Using A-HA Cleanse nightly, and as a treatment micro-mask once a week, will help to boost radiance in your skin by getting rid of the dead skin cells that steal your glow. The humectant (read: hydrating) capabilities of lactic acid and PHA will pull moisture deep into your skin for plumper, better hydrated skin.
Sally Cleanse (€25.00, 100ml) is a cleanser that contains 2% salicylic acid, the highest legal amount allowed in cosmetic products in the EU. We mention that a lot, and it’s because we’re proud of it. Sally Cleanse is a very strong product – we are not tooting our own horn this time, we mean it.

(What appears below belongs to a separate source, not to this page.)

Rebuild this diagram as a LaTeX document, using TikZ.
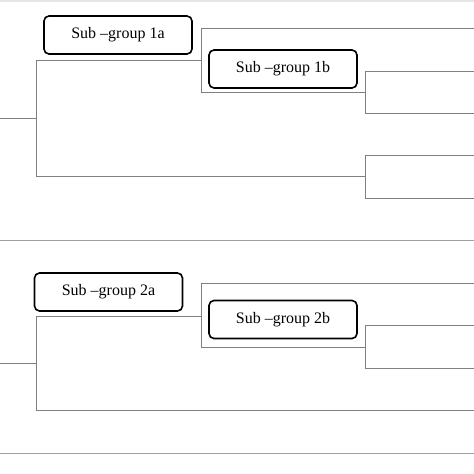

Salicylic acid is a beta-hydroxy acid, or BHA, that speeds up skin cell turnover just like other exfoliating acids but with the benefits of being a proven congestion fighter. As it is oil-soluble, it can scoot in there with the other oil, your sebum, and dissolve excess sebum and plugs within your pores, tackling the root of blackheads, spots, lumps and bumps on your face, neck and your whole body.
For those who experience just blackheads, you may only need a milder dosage of Sally Cleanse so you can mix it with some PreProbiotic Cleanse to lessen the effects of the salicylic acid. The same goes for if you’re finding using Sally Cleanse once every three nights still a bit drying or irritating to your sin.
We always recommend patch-testing. Pop a small dollop of Sally Cleanse on the back of your neck, rinse it off after a minute and leave it for 24 hours to see how your skin will handle it.
The results of Sally? Less congestion, a more even skin tone and a fresher, glowier visage. Can we get a “feck yeah”?
Those with reactive/sensitive skin should steer clear of Sally Cleanse, as should those who are pregnant. When breastfeeding, avoid using Sally Cleanse on your chest.
Do I need to use another exfoliator?
We’re going to bullet point this section, because we have feelings on this…
- Over-exfoliation can sensitise and dehydrate your skin so listen to your skin and adjust accordingly
- You can use other exfoliating products, like masks or serums, if you are a seasoned skincare pro (we are watching you)
- Scrubs are an absolute no-go in our eyes, as they can cause tears on the surface of the skin’s top layer
- Remember that vitamin A (Skin Protein, over the counter retinol and prescription retinol) speeds up skin cell turnover too, so that counts as exfoliation
Why do I need an active and inactive cleanser?
There is such thing as too much of a good thing (except for when it comes to cream cheese… Mmm, cream cheese). As mentioned, active cleansers are designed to work hard and even your skin needs time off.
This is why it’s important to use inactive cleansers along with active cleansers. If you use your active cleanser every time you need to cleanse, your skin may not be happy with you. Use your inactive cleanser in the AM and alternate PMs, depending on the instructions of your active cleanser and you’ll be rocking and rolling.
Do I have to use an active cleanser?
Active cleansing is a core part of our Nerdie Belief System – although that does make us sound like a cult. Due to our 21st century lifestyles of caffeine, processed foods, pollution and excessive amounts of UV, our skin sometimes won’t turn over at the rate it should. As we age (and by this we mean from our early twenties), our skin starts to slow down and with this, its own exfoliation process does too. Its for these reasons that we encourage people to encourage their skin to exfoliate itself more often
However, if you have extremely sensitive skin, it is often better to avoid active cleansing, and even if you don’t have extremely sensitive skin, we’re not going to make you exfoliate. But maybe if we ever go to the dark side, we will.
Don’t forget to precleanse for the best results. We love our sister, Cleanse Off Mitt (€5.95), for all of your reusable precleansing needs!